D.C. Takes Gun Battle to Supreme Court

Washington petitions Supreme Court to weigh in on controversial gun ban.

Sept. 5, 2007 — -- The District of Columbia appealed to the Supreme Court Tuesday, asking to uphold its decade-long ban on private ownership of handguns, paving the way for a possible Second Amendment showdown in the high court.

Attorneys representing D.C. Mayor Adrian Fenty petitioned the Supreme Court in an effort to save the district's gun law, arguing that access to a handgun would be a direct threat to D.C. residents: "Whatever right the Second Amendment guarantees, it does not require the district to stand by while its citizens die."

Part of the mayor's concern is that more handguns, even legal ones, would ultimately cause more problems. "The District of Columbia has too many handguns," Fenty said. "Putting more handguns, even quote-unquote legal ones, into the quote-unquote law-abiding citizens could get into the hands of people who are going to use them in the commission of crimes."

The petition asks the Supreme Court to overturn an appeals court ruling from earlier this year that struck down the D.C. gun ban.
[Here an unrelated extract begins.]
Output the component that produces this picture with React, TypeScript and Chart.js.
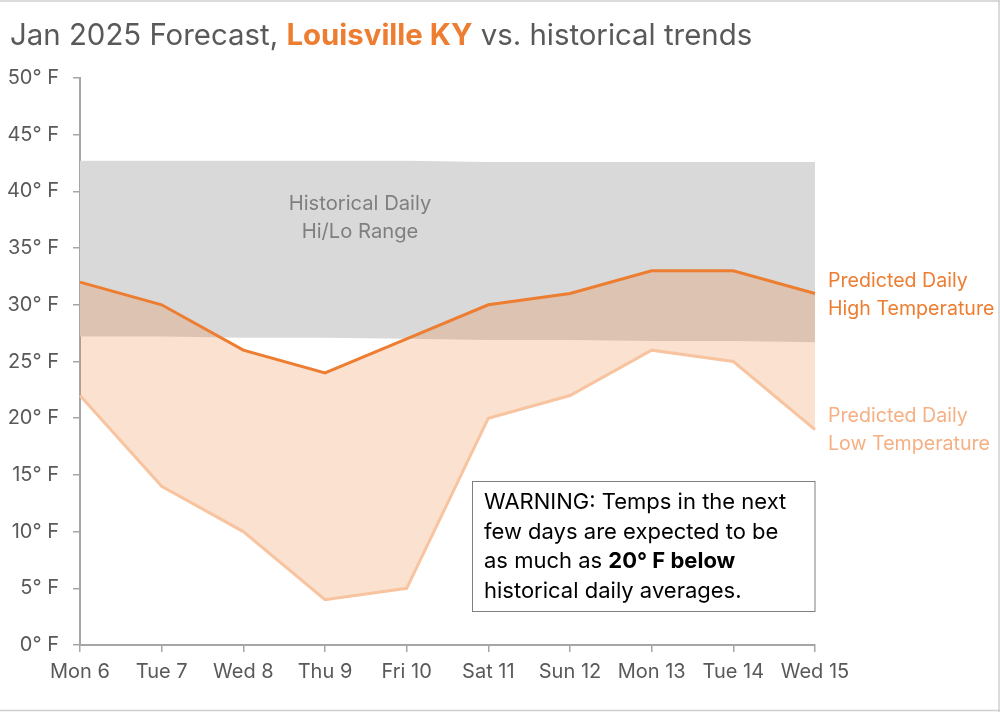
import { useEffect, useRef } from "react";
import { Chart, registerables } from "chart.js";

Chart.register(...registerables);

// Forecast days for the week of Jan 6–15, 2025
const days = ["Mon 6", "Tue 7", "Wed 8", "Thu 9", "Fri 10", "Sat 11", "Sun 12", "Mon 13", "Tue 14", "Wed 15"];

// Predicted temperatures (°F)
const predictedHigh = [32, 30, 26, 24, 27, 30, 31, 33, 33, 31];
const predictedLow = [22, 14, 10, 4, 5, 20, 22, 26, 25, 19];

// Historical daily hi/lo averages (°F)
const historicalHigh = [42.7, 42.7, 42.7, 42.7, 42.7, 42.6, 42.6, 42.6, 42.6, 42.6];
const historicalLow = [27.2, 27.2, 27.1, 27.1, 27.0, 26.9, 26.9, 26.8, 26.8, 26.7];

// Y axis ticks (°F)
const yTicks = [0, 5, 10, 15, 20, 25, 30, 35, 40, 45, 50];

const FONT = "Inter, 'Noto Sans', sans-serif";
const ORANGE = "#ED7D31";
const LIGHT_ORANGE = "#F8C4A0";
const LABEL_LIGHT = "#F5B084";
const GRAY_TEXT = "#595959";
const AXIS = "#a6a6a6";

const overlayPlugin = {
  id: "overlay",
  afterDraw(chart: any) {
    const { ctx, chartArea } = chart;
    ctx.save();

    // frame lines
    ctx.strokeStyle = "#d0d0d0";
    ctx.lineWidth = 1.5;
    ctx.beginPath();
    ctx.moveTo(0, 1);
    ctx.lineTo(1000, 1);
    ctx.moveTo(999, 0);
    ctx.lineTo(999, 712);
    ctx.moveTo(0, 710.5);
    ctx.lineTo(1000, 710.5);
    ctx.stroke();

    // title with highlighted city
    ctx.textBaseline = "alphabetic";
    ctx.textAlign = "left";
    let x = 10;
    const titleY = 45;
    const parts = [
      { t: "Jan 2025 Forecast, ", c: GRAY_TEXT, w: "normal" },
      { t: "Louisville KY", c: ORANGE, w: "bold" },
      { t: " vs. historical trends", c: GRAY_TEXT, w: "normal" },
    ];
    for (const p of parts) {
      ctx.font = `${p.w} 29.4px ${FONT}`;
      ctx.fillStyle = p.c;
      ctx.fillText(p.t, x, titleY);
      x += ctx.measureText(p.t).width;
    }

    // band label
    ctx.font = `20.2px ${FONT}`;
    ctx.fillStyle = "#7f7f7f";
    ctx.textAlign = "center";
    ctx.textBaseline = "middle";
    const bandX = chartArea.left + 280;
    ctx.fillText("Historical Daily", bandX, 204);
    ctx.fillText("Hi/Lo Range", bandX, 232);

    // series labels at the right
    ctx.font = `19.6px ${FONT}`;
    ctx.textAlign = "left";
    const lx = chartArea.right + 13;
    ctx.fillStyle = ORANGE;
    ctx.fillText("Predicted Daily", lx, 281);
    ctx.fillText("High Temperature", lx, 309);
    ctx.fillStyle = LABEL_LIGHT;
    ctx.fillText("Predicted Daily", lx, 416);
    ctx.fillText("Low Temperature", lx, 444);

    // warning box
    const bx = 472.5;
    const by = 481.5;
    const bw = chartArea.right - bx;
    const bh = 130;
    ctx.fillStyle = "#ffffff";
    ctx.fillRect(bx, by, bw, bh);
    ctx.strokeStyle = "#7f7f7f";
    ctx.lineWidth = 1;
    ctx.strokeRect(bx, by, bw, bh);

    ctx.fillStyle = "#000000";
    ctx.textBaseline = "alphabetic";
    const tx = bx + 11.5;
    const f = 22;
    ctx.font = `${f}px ${FONT}`;
    ctx.fillText("WARNING: Temps in the next", tx, 509);
    ctx.fillText("few days are expected to be", tx, 538.5);
    ctx.fillText("as much as ", tx, 568);
    const w1 = ctx.measureText("as much as ").width;
    ctx.font = `bold ${f}px ${FONT}`;
    ctx.fillText("20° F below", tx + w1, 568);
    ctx.font = `${f}px ${FONT}`;
    ctx.fillText("historical daily averages.", tx, 597.5);

    ctx.restore();
  },
};

export default function App() {
  const canvasRef = useRef<HTMLCanvasElement | null>(null);

  useEffect(() => {
    const canvas = canvasRef.current;
    if (!canvas) return;

    const chart = new Chart(canvas, {
      type: "line",
      data: {
        labels: days,
        datasets: [
          {
            label: "Predicted Daily High Temperature",
            data: predictedHigh,
            borderColor: ORANGE,
            borderWidth: 3,
            backgroundColor: "rgba(237,125,49,0.23)",
            fill: "+1",
            pointRadius: 0,
            order: 1,
          },
          {
            label: "Predicted Daily Low Temperature",
            data: predictedLow,
            borderColor: LIGHT_ORANGE,
            borderWidth: 3,
            fill: false,
            pointRadius: 0,
            order: 0,
          },
          {
            label: "Historical High",
            data: historicalHigh,
            borderWidth: 0,
            borderColor: "rgba(0,0,0,0)",
            backgroundColor: "#d9d9d9",
            fill: "+1",
            pointRadius: 0,
            order: 2,
          },
          {
            label: "Historical Low",
            data: historicalLow,
            borderWidth: 0,
            borderColor: "rgba(0,0,0,0)",
            fill: false,
            pointRadius: 0,
            order: 3,
          },
        ],
      },
      options: {
        responsive: false,
        animation: false,
        devicePixelRatio: 1,
        layout: { padding: { top: 78, right: 185, left: 0, bottom: 0 } },
        plugins: {
          legend: { display: false },
          tooltip: { enabled: false },
          title: { display: false },
        },
        scales: {
          x: {
            offset: false,
            grid: {
              display: true,
              drawOnChartArea: false,
              drawTicks: true,
              tickLength: 7,
              color: AXIS,
              lineWidth: 1.5,
            },
            border: { display: true, color: AXIS, width: 2 },
            ticks: {
              color: GRAY_TEXT,
              font: { family: FONT, size: 20 },
              padding: 8,
              maxRotation: 0,
              autoSkip: false,
            },
            afterFit: (scale: any) => {
              scale.height = 67;
            },
          },
          y: {
            min: 0,
            max: 50,
            afterBuildTicks: (scale: any) => {
              scale.ticks = yTicks.map((v) => ({ value: v }));
            },
            grid: {
              display: true,
              drawOnChartArea: false,
              drawTicks: true,
              tickLength: 7,
              color: AXIS,
              lineWidth: 1.5,
            },
            border: { display: true, color: AXIS, width: 2 },
            ticks: {
              color: GRAY_TEXT,
              font: { family: FONT, size: 20 },
              padding: 14,
              callback: (v: any) => `${v}° F`,
            },
            afterFit: (scale: any) => {
              scale.width = 80;
            },
          },
        },
      },
      plugins: [overlayPlugin],
    });

    return () => chart.destroy();
  }, []);

  return (
    <div style={{ position: "absolute", left: 0, top: 0, width: 1000, height: 712, background: "#ffffff" }}>
      <canvas ref={canvasRef} width={1000} height={712} style={{ display: "block" }} />
    </div>
  );
}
March Federal Court Rules on D.C. Gun Ban

The overturned law, which went into effect in 1976, banned residents from owning a handgun unless they already had a permit. In 2003 six D.C. residents challenged that law, arguing that the city violated their Second Amendment right to "keep and bear arms."

On March 9, 2007, the U.S.Court of Appeals for D.C. agreed. In a 2-1 ruling, the appeals court said the Constitution's Second Amendment protects a person's right to own a gun. (Federal Court Strikes Down D.C. Gun Ban by Jan Crawford Greenburg, March 9, 2007.)

The district will argue that the Second Amendment does not prevent the city from enacting reasonable regulations to limit gun possessions in order to protect residents.

The petition raises one question, "whether the Second Amendment forbids the District of Columbia from banning private possession of handguns while allowing possession of rifles and shotguns."

Lawyers for the district say that question could allow the justices to narrowly decide the case by saying D.C. law already gives residents the ability to protect themselves with other types of weapons.

D.C. Violent Crimes on the Rise

Labor Day weekend was a grisly one for D.C. residents.

Saturday morning around 3 a.m. police discovered the body of a young man in the southeast section of the city; he had been shot a number of times. By the end of the weekend there were five murders, three by handgun. According to statistics every 48 hours a person dies in D.C. by a firearm.

Sandra Seegars, a D.C. resident for more than 50 years, wants a gun to be able to protect herself. She said that with few police officers patrolling her neighborhood she feels threatened in her own home. Seegars said if you don't want to own a gun don't get one, "but don't stop me from buying a gun just because I want one in my home."

The mayor and D.C. Attorney General Linda Singer believe the gun ban will stay in place.

"We would not have filed this with the Supreme Court if we did not think we would win," Singer told ABC News.

If the justices agree to hear the case when the 2007-08 session convenes, it will be the first time the debate takes place before the Supreme Court.

For now, the D.C. gun ban stays in effect.